Output the lines exactly, from the one where "What Chart.js code" appears through the one where "const font = 'Liberation" appears. Images are left out.

**Input**
- - -

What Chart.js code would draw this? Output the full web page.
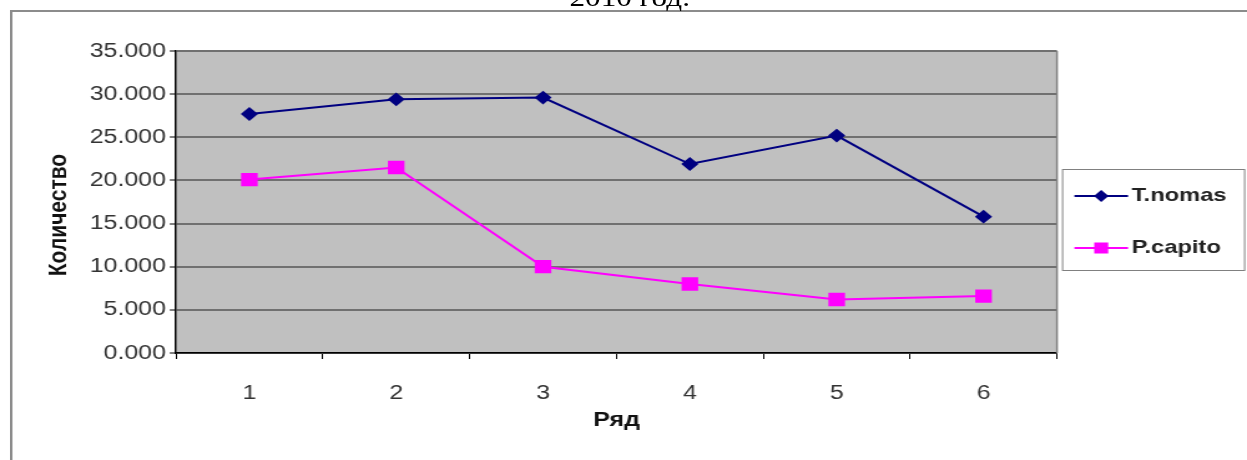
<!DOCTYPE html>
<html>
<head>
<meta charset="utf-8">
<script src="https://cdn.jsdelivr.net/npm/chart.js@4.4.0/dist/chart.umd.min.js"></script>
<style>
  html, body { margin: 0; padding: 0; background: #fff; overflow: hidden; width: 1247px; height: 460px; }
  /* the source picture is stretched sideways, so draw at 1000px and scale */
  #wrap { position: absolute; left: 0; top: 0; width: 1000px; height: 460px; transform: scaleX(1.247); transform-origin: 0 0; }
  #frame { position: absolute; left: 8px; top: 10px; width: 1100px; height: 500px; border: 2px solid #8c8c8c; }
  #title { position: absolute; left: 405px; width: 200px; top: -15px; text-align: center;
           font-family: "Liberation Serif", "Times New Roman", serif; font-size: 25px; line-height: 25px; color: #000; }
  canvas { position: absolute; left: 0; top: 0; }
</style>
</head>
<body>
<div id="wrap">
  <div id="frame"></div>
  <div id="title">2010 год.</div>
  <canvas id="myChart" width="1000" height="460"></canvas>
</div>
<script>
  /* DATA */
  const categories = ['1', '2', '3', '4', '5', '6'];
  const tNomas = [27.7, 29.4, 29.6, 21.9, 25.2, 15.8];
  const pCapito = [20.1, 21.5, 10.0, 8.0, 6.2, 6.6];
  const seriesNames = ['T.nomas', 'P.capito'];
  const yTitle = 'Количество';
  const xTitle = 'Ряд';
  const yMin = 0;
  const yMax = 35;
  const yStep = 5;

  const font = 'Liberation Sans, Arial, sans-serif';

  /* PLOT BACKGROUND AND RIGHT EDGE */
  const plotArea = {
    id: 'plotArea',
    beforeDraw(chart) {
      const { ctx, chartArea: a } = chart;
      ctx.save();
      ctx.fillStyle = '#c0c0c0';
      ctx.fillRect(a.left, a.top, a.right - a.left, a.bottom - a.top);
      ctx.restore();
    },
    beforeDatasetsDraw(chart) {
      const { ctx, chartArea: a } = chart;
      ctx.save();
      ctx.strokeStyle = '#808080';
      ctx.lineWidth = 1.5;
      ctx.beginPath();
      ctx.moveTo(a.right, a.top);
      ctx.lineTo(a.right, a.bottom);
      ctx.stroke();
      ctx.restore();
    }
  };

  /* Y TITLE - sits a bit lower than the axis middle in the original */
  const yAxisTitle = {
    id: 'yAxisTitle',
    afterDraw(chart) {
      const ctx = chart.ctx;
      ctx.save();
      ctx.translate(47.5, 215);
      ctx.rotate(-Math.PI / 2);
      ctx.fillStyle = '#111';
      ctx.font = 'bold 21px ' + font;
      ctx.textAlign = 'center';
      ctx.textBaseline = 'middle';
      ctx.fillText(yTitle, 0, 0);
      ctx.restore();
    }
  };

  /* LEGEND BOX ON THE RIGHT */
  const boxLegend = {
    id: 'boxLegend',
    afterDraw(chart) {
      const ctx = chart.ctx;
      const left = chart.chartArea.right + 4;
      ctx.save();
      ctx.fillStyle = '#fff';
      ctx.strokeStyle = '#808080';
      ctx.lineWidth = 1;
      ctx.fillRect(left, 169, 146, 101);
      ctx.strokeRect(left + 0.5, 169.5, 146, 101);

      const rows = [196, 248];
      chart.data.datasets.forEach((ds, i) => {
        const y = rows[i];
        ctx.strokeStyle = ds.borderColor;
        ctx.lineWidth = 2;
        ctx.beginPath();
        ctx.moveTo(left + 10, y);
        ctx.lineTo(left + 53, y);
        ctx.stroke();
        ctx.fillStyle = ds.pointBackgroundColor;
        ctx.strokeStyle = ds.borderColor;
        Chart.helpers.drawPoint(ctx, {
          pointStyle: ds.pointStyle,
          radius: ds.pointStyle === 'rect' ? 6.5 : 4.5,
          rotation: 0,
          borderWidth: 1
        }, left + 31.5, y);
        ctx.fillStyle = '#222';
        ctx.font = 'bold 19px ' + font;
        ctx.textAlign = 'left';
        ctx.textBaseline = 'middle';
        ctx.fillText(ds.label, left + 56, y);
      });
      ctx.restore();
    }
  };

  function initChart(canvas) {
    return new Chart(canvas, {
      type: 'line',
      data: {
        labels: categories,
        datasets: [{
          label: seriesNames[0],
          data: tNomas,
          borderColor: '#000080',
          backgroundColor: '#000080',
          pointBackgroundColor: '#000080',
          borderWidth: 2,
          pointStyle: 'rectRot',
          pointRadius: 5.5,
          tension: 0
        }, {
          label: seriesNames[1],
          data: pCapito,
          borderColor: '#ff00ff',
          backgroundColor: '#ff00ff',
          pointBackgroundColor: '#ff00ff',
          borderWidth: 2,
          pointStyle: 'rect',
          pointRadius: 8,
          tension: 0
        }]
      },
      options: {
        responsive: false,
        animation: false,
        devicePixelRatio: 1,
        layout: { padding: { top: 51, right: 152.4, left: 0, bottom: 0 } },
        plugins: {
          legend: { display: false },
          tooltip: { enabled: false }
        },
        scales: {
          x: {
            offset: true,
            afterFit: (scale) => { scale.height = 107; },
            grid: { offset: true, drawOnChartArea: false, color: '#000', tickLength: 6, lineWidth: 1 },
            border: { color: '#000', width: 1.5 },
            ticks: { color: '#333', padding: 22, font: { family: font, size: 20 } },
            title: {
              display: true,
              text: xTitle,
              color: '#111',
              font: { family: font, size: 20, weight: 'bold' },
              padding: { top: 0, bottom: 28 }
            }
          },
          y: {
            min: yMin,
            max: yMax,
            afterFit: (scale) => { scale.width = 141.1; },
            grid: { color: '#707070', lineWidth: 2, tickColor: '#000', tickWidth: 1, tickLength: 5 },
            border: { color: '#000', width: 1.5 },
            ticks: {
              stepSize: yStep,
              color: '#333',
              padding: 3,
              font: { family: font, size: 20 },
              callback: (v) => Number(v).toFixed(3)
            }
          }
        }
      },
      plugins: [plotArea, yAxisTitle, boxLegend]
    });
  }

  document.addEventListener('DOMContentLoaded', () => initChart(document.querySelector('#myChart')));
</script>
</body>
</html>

- - -

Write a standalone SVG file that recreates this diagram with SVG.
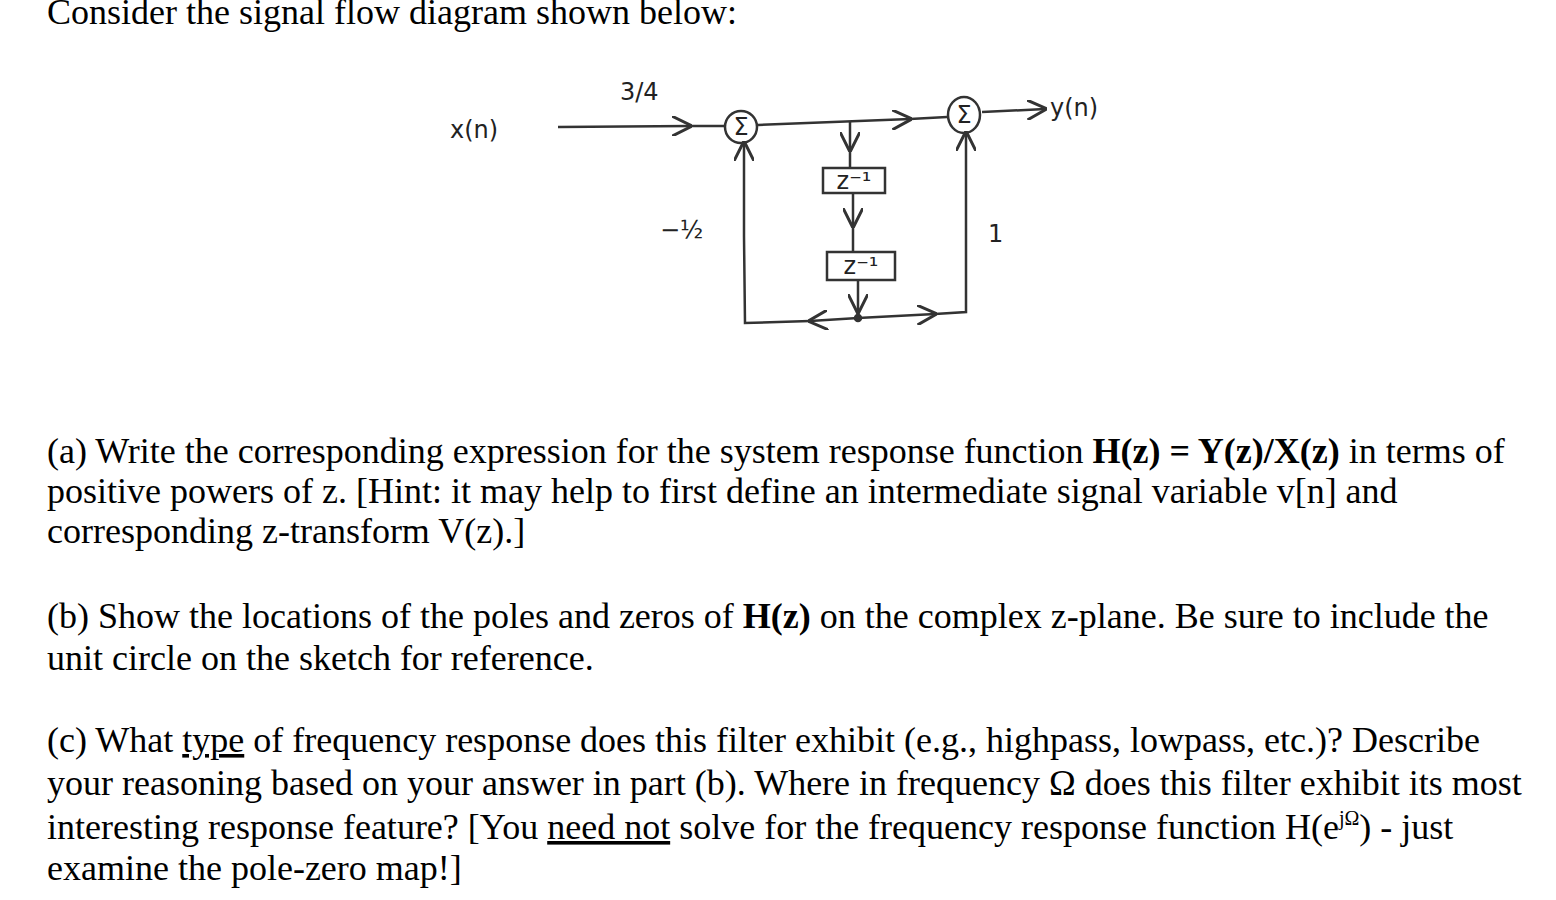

- - -

**Exercise solution**
What Chart.js code would draw this? Output the full web page.
<!DOCTYPE html>
<html>
<head>
<meta charset="utf-8">
<script src="https://cdn.jsdelivr.net/npm/chart.js@4.4.0/dist/chart.umd.min.js"></script>
<style>
  html, body { margin: 0; padding: 0; background: #fff; overflow: hidden; width: 1247px; height: 460px; }
  /* the source picture is stretched sideways, so draw at 1000px and scale */
  #wrap { position: absolute; left: 0; top: 0; width: 1000px; height: 460px; transform: scaleX(1.247); transform-origin: 0 0; }
  #frame { position: absolute; left: 8px; top: 10px; width: 1100px; height: 500px; border: 2px solid #8c8c8c; }
  #title { position: absolute; left: 405px; width: 200px; top: -15px; text-align: center;
           font-family: "Liberation Serif", "Times New Roman", serif; font-size: 25px; line-height: 25px; color: #000; }
  canvas { position: absolute; left: 0; top: 0; }
</style>
</head>
<body>
<div id="wrap">
  <div id="frame"></div>
  <div id="title">2010 год.</div>
  <canvas id="myChart" width="1000" height="460"></canvas>
</div>
<script>
  /* DATA */
  const categories = ['1', '2', '3', '4', '5', '6'];
  const tNomas = [27.7, 29.4, 29.6, 21.9, 25.2, 15.8];
  const pCapito = [20.1, 21.5, 10.0, 8.0, 6.2, 6.6];
  const seriesNames = ['T.nomas', 'P.capito'];
  const yTitle = 'Количество';
  const xTitle = 'Ряд';
  const yMin = 0;
  const yMax = 35;
  const yStep = 5;

  const font = 'Liberation Sans, Arial, sans-serif';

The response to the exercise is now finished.